Determine whether the given differential equation is exact. If it is exact, solve it.$$(2 x+y) d x-(x+6 y) d y=0$$

Answer

**step1 Identify Components of the Differential Equation**

The given differential equation is in the form $$M(x,y)dx + N(x,y)dy = 0$$. To determine if it is exact, we first need to identify the functions $$M(x,y)$$ and $$N(x,y)$$ from the equation.

$$\text{Given equation: } (2x+y)dx - (x+6y)dy = 0$$

Comparing this to the standard form, we can identify:

$$M(x,y) = 2x+y$$

$$N(x,y) = -(x+6y) = -x-6y$$

**step2 Calculate Partial Derivatives to Check for Exactness**

For a differential equation to be exact, a specific condition must be met: the partial derivative of $$M(x,y)$$ with respect to $$y$$ must be equal to the partial derivative of $$N(x,y)$$ with respect to $$x$$. These mathematical operations (partial derivatives) are typically introduced in advanced mathematics courses, beyond the junior high school curriculum. However, we can perform the necessary calculations to check the condition.

First, we find the partial derivative of $$M(x,y) = 2x+y$$ with respect to $$y$$ (this means we treat $$x$$ as if it were a constant number):

$$\frac{\partial M}{\partial y} = 1$$

Next, we find the partial derivative of $$N(x,y) = -x-6y$$ with respect to $$x$$ (this means we treat $$y$$ as if it were a constant number):

$$\frac{\partial N}{\partial x} = -1$$

**step3 Compare Results and Conclude Exactness**

Now we compare the results of the two partial derivatives we calculated.

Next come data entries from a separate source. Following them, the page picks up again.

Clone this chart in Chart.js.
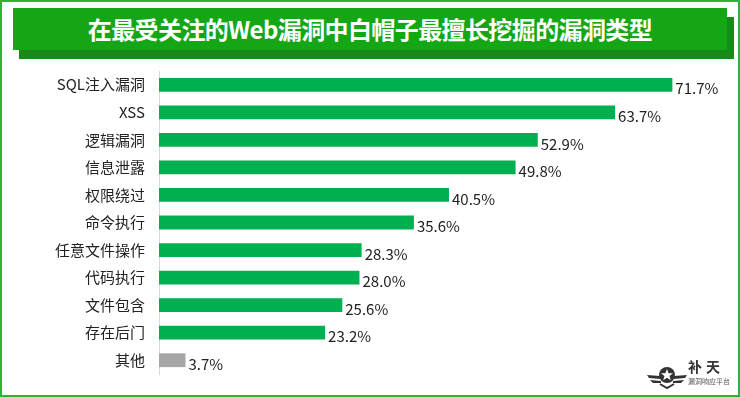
<!DOCTYPE html>
<html>
<head>
<meta charset="utf-8">
<script src="https://cdn.jsdelivr.net/npm/chart.js@4"></script>
<style>
  html, body { margin: 0; padding: 0; background: #fff; }
  #frame {
    position: relative; width: 740px; height: 397px; box-sizing: border-box;
    border: 2px solid #2bb33a; overflow: hidden;
    font-family: "Noto Sans CJK SC", "Noto Sans", sans-serif;
  }
  #shadow { position: absolute; left: 17px; top: 15px; width: 715px; height: 42px; background: #178a17; }
  #title {
    position: absolute; left: 11px; top: 6px; width: 714px; height: 42px; background: #14a614;
    color: #fff; font-weight: bold; font-size: 24px; line-height: 42px; text-align: center;
    letter-spacing: -0.6px;
  }
  #chart { position: absolute; left: -2px; top: -2px; }
  #logo { position: absolute; left: 644px; top: 356px; width: 94px; height: 34px; color: #333; }
  #logo .big { position: absolute; left: 42px; top: -2px; font-size: 14px; font-weight: bold; letter-spacing: 4px; }
  #logo .small { position: absolute; left: 42px; top: 18px; font-size: 7px; color: #555; }
</style>
</head>
<body>
<div id="frame">
  <div id="shadow"></div>
  <div id="title">在最受关注的Web漏洞中白帽子最擅长挖掘的漏洞类型</div>
  <canvas id="chart" width="740" height="397"></canvas>
  <div id="logo">
    <svg width="42" height="32" viewBox="0 0 42 30">
      <path d="M1 16 L14 17 L14 20 L3 19 Z M41 16 L28 17 L28 20 L39 19 Z M4 21 L15 22 L15 24 L7 24 Z M38 21 L27 22 L27 24 L35 24 Z" fill="#333"/>
      <circle cx="21" cy="16" r="8" fill="#333"/>
      <polygon points="21,10 22.6,14.3 27,14.3 23.5,17 24.8,21.3 21,18.7 17.2,21.3 18.5,17 15,14.3 19.4,14.3" fill="#fff"/>
      <path d="M14 25 L21 29 L28 25" stroke="#333" stroke-width="2" fill="none"/>
    </svg>
    <span class="big">补天</span>
    <span class="small">漏洞响应平台</span>
  </div>
</div>
<script>
const categories = ["SQL注入漏洞", "XSS", "逻辑漏洞", "信息泄露", "权限绕过", "命令执行",
  "任意文件操作", "代码执行", "文件包含", "存在后门", "其他"];
const shares = [71.7, 63.7, 52.9, 49.8, 40.5, 35.6, 28.3, 28.0, 25.6, 23.2, 3.7];
const barColors = categories.map((c) => (c === "其他" ? "#a6a6a6" : "#00b050"));

const valueLabels = {
  id: "valueLabels",
  afterDatasetsDraw(chart) {
    const ctx = chart.ctx;
    const meta = chart.getDatasetMeta(0);
    ctx.save();
    ctx.font = '15px "Noto Sans CJK SC", sans-serif';
    ctx.fillStyle = "#222";
    ctx.textBaseline = "middle";
    ctx.textAlign = "left";
    meta.data.forEach((bar, i) => {
      ctx.fillText(shares[i].toFixed(1) + "%", bar.x + 3, bar.y + 4);
    });
    ctx.restore();
  },
};

new Chart(document.getElementById("chart"), {
  type: "bar",
  data: {
    labels: categories,
    datasets: [
      {
        data: shares,
        backgroundColor: barColors,
        barPercentage: 0.5,
        categoryPercentage: 1,
      },
    ],
  },
  options: {
    indexAxis: "y",
    responsive: false,
    animation: false,
    layout: { padding: { top: 71, bottom: 19, right: 44, left: 0 } },
    scales: {
      x: { display: false, min: 0, max: 75 },
      y: {
        afterFit: (scale) => { scale.width = 159; },
        grid: { display: false, drawTicks: false },
        border: { display: true, color: "#d9d9d9", width: 1 },
        ticks: {
          padding: 14,
          color: "#222",
          font: { family: '"Noto Sans CJK SC", sans-serif', size: 15 },
        },
      },
    },
    plugins: {
      legend: { display: false },
      tooltip: { enabled: false },
    },
  },
  plugins: [valueLabels],
});
</script>
</body>
</html>
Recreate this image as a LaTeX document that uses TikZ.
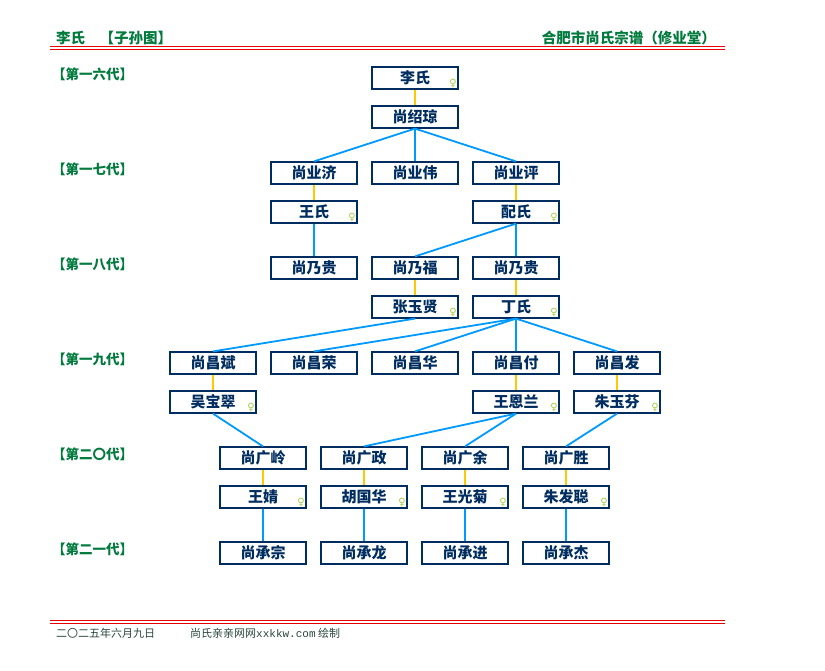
\documentclass[tikz,border=0pt]{standalone}
\usepackage{fontspec}
\setmainfont{Noto Sans CJK SC}
\newfontfamily\symfont{DejaVu Sans}
\newfontfamily\monofont{Liberation Mono}
\definecolor{navy}{RGB}{0,45,95}
\definecolor{hdgreen}{RGB}{0,122,61}
\definecolor{kidblue}{RGB}{0,153,255}
\definecolor{spgold}{RGB}{255,200,0}
\definecolor{redline}{RGB}{230,0,0}
\definecolor{femgreen}{RGB}{160,205,60}
\definecolor{foot}{RGB}{40,70,60}
\tikzset{
  person/.style={draw=navy, line width=1.2pt, minimum width=86pt, minimum height=22pt,
    inner sep=0pt, fill=white, text=navy, font=\bfseries\fontsize{15}{15}\selectfont},
  wife/.style={person, path picture={\node[text=femgreen, inner sep=0pt,
      font=\symfont\fontsize{10}{10}\selectfont] at ([xshift=-5pt,yshift=6pt]path picture bounding box.south east) {♀};}},
  kid/.style={draw=kidblue, line width=1.8pt},
  spouse/.style={draw=spgold, line width=2.2pt},
  genlabel/.style={anchor=west, inner sep=0pt, text=hdgreen, font=\bfseries\fontsize{13.5}{14}\selectfont},
  header/.style={inner sep=0pt, text=hdgreen, font=\bfseries\fontsize{14.5}{15}\selectfont},
  footer/.style={inner sep=0pt, anchor=west, text=foot, font=\fontsize{11}{11}\selectfont},
  rule/.style={draw=redline, line width=1pt}
}
\begin{document}
\begin{tikzpicture}[x=1pt, y=-1pt]
\useasboundingbox[fill=white] (0,0) rectangle (825,670);
% header
\node[header, anchor=west] (htl) at (56,38) {李氏\hspace{1em}【子孙图】};
\node[header, anchor=east] (htr) at (716,38) {合肥市尚氏宗谱（修业堂）};
\coordinate (hl1a) at (50,46.5); \coordinate (hl1b) at (725,46.5);
\coordinate (hl2a) at (50,49.8); \coordinate (hl2b) at (725,49.8);
\draw[rule] (hl1a) -- (hl1b);
\draw[rule] (hl2a) -- (hl2b);
% footer
\coordinate (fl1a) at (50,620.7); \coordinate (fl1b) at (725,620.7);
\coordinate (fl2a) at (50,623.8); \coordinate (fl2b) at (725,623.8);
\draw[rule] (fl1a) -- (fl1b);
\draw[rule] (fl2a) -- (fl2b);
\node[footer] (fdate) at (56,633) {二〇二五年六月九日};
\node[footer] (fsite) at (190,633) {尚氏亲亲网网{\monofont xxkkw.com} 绘制};
% generation labels
\node[genlabel] (g16) at (52,74) {【第一六代】};
\node[genlabel] (g17) at (52,169) {【第一七代】};
\node[genlabel] (g18) at (52,264) {【第一八代】};
\node[genlabel] (g19) at (52,359) {【第一九代】};
\node[genlabel] (g20) at (52,454) {【第二〇代】};
\node[genlabel] (g21) at (52,549) {【第二一代】};
% persons
\node[wife]   (li)     at (415,78)  {李氏};
\node[person] (shaoq)  at (415,117) {尚绍琼};
\node[person] (yeji)   at (314,173) {尚业济};
\node[person] (yewei)  at (415,173) {尚业伟};
\node[person] (yeping) at (516,173) {尚业评};
\node[wife]   (wang1)  at (314,212) {王氏};
\node[wife]   (pei)    at (516,212) {配氏};
\node[person] (naiguiA) at (314,268) {尚乃贵};
\node[person] (naifu)  at (415,268) {尚乃福};
\node[person] (naiguiB) at (516,268) {尚乃贵};
\node[wife]   (zhang)  at (415,307) {张玉贤};
\node[wife]   (ding)   at (516,307) {丁氏};
\node[person] (cbin)   at (213,363) {尚昌斌};
\node[person] (crong)  at (314,363) {尚昌荣};
\node[person] (chua)   at (415,363) {尚昌华};
\node[person] (cfu)    at (516,363) {尚昌付};
\node[person] (cfa)    at (617,363) {尚昌发};
\node[wife]   (wu)     at (213,402) {吴宝翠};
\node[wife]   (wen)    at (516,402) {王恩兰};
\node[wife]   (zhu)    at (617,402) {朱玉芬};
\node[person] (gling)  at (263,458) {尚广岭};
\node[person] (gzheng) at (364,458) {尚广政};
\node[person] (gyu)    at (465,458) {尚广余};
\node[person] (gsheng) at (566,458) {尚广胜};
\node[wife]   (wj)     at (263,497) {王婧};
\node[wife]   (hu)     at (364,497) {胡国华};
\node[wife]   (wgj)    at (465,497) {王光菊};
\node[wife]   (zfc)    at (566,497) {朱发聪};
\node[person] (czong)  at (263,553) {尚承宗};
\node[person] (clong)  at (364,553) {尚承龙};
\node[person] (cjin)   at (465,553) {尚承进};
\node[person] (cjie)   at (566,553) {尚承杰};
% connectors
\draw[spouse] (li.south) -- (shaoq.north);
\draw[kid] (shaoq.south) -- (yeji.north);
\draw[kid] (shaoq.south) -- (yewei.north);
\draw[kid] (shaoq.south) -- (yeping.north);
\draw[spouse] (yeji.south) -- (wang1.north);
\draw[spouse] (yeping.south) -- (pei.north);
\draw[kid] (wang1.south) -- (naiguiA.north);
\draw[kid] (pei.south) -- (naifu.north);
\draw[kid] (pei.south) -- (naiguiB.north);
\draw[spouse] (naifu.south) -- (zhang.north);
\draw[spouse] (naiguiB.south) -- (ding.north);
\draw[kid] (zhang.south) -- (cbin.north);
\draw[kid] (ding.south) -- (crong.north);
\draw[kid] (ding.south) -- (chua.north);
\draw[kid] (ding.south) -- (cfu.north);
\draw[kid] (ding.south) -- (cfa.north);
\draw[spouse] (cbin.south) -- (wu.north);
\draw[spouse] (cfu.south) -- (wen.north);
\draw[spouse] (cfa.south) -- (zhu.north);
\draw[kid] (wu.south) -- (gling.north);
\draw[kid] (wen.south) -- (gzheng.north);
\draw[kid] (wen.south) -- (gyu.north);
\draw[kid] (zhu.south) -- (gsheng.north);
\draw[spouse] (gling.south) -- (wj.north);
\draw[spouse] (gzheng.south) -- (hu.north);
\draw[spouse] (gyu.south) -- (wgj.north);
\draw[spouse] (gsheng.south) -- (zfc.north);
\draw[kid] (wj.south) -- (czong.north);
\draw[kid] (hu.south) -- (clong.north);
\draw[kid] (wgj.south) -- (cjin.north);
\draw[kid] (zfc.south) -- (cjie.north);
\end{tikzpicture}
\end{document}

If they are equal, the equation is exact; otherwise, it is not.

$$\frac{\partial M}{\partial y} = 1$$

$$\frac{\partial N}{\partial x} = -1$$

Since $$1 \neq -1$$, the condition for exactness is not satisfied.

Therefore, the given differential equation is not exact. As the problem states "If it is exact, solve it", and we have determined it is not exact, further steps to solve it as an exact equation are not required.